The pump’s flow rate, typically measured in Gallons Per Minute (GPM) or Gallons Per Hour (GPH), must exceed the rate at which water enters the sump pit during peak conditions. Manufacturers provide performance curves that show how GPM drops as the vertical head increases, making it necessary to select a pump that can handle the required flow at the actual lift height of your home. The pump’s construction material also affects longevity; cast iron housing is favored over thermoplastic because it draws heat away from the motor more effectively, extending the operating life and making it suitable for demanding, high-cycle environments.
Float switches control when the pump turns on and off, and the two common styles are the tethered and the vertical float. A tethered float uses a floating ball on a flexible cord and requires a wider sump pit because the ball needs room to swing up and down to activate the switch. Vertical float switches are better suited for narrow pits, as the float moves up and down a fixed rod, taking up less horizontal space but causing the pump to cycle more frequently since the water level range is narrower.
Top-Rated Sump Pump Models
When seeking the best options, specific models consistently earn high marks for reliability and performance across different applications. For most average-use residential applications, the Zoeller M53 Mighty-Mate is a standout choice, featuring a 1/3 HP motor and durable cast iron housing that efficiently removes heat. This model is engineered to reliably pump approximately 2,680 GPH at a five-foot lift, making it a dependable workhorse for homes with moderate water concerns.
In situations demanding higher capacity or heavy-duty use, a pump with a larger motor, such as a 3/4 HP model, provides the necessary margin of safety. The Superior Pump 92751 is an example of a heavy-duty unit, utilizing a 3/4 HP motor combined with a cast iron and stainless steel construction to achieve flow rates near 4,140 GPH at a 10-foot head. For homes with particularly narrow or shallow sump pits that cannot accommodate a standard submersible model, the Zoeller M84 pedestal pump provides a solution. Its 1/2 HP motor is positioned above the basin, allowing the pump to function effectively in smaller spaces while still delivering a respectable flow rate of over 2,280 GPH at a 15-foot lift.

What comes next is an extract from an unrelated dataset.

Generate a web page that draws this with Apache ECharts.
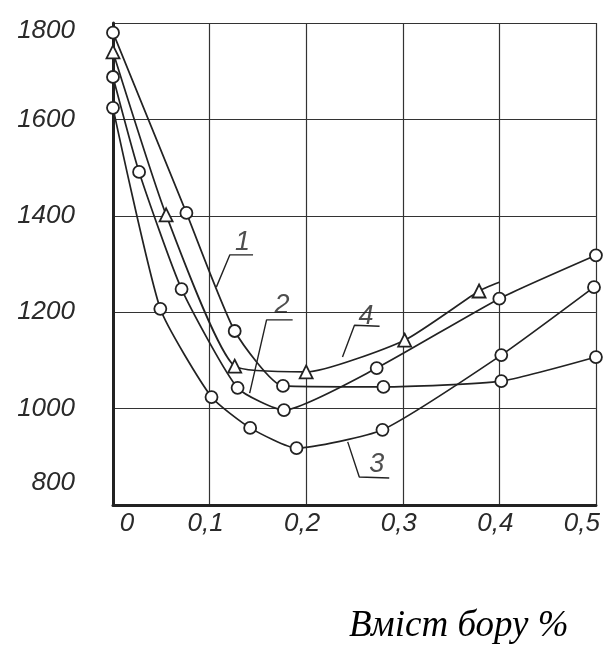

Ensuring Reliability with Backup Systems
A primary sump pump relies entirely on household electricity, meaning a power outage during a storm leaves the basement vulnerable to flooding. A backup system is a necessary addition to maintain protection when the power is out or the primary pump fails. The two main types of backup systems are battery-powered and water-powered.
Battery backup sump pumps use a 12-volt deep-cycle marine battery and a secondary pump to take over operation automatically. These systems offer strong pumping power, often rivaling the flow rate of the main pump, but their runtime is limited by the battery charge, typically lasting only 6 to 24 hours under continuous use. Water-powered backup pumps use the pressure from the municipal water supply to create a vacuum that pulls water out of the sump pit. They do not require electricity or batteries, offering an indefinite runtime as long as the city water pressure is maintained, though they are generally less powerful and use a significant volume of potable water in the process.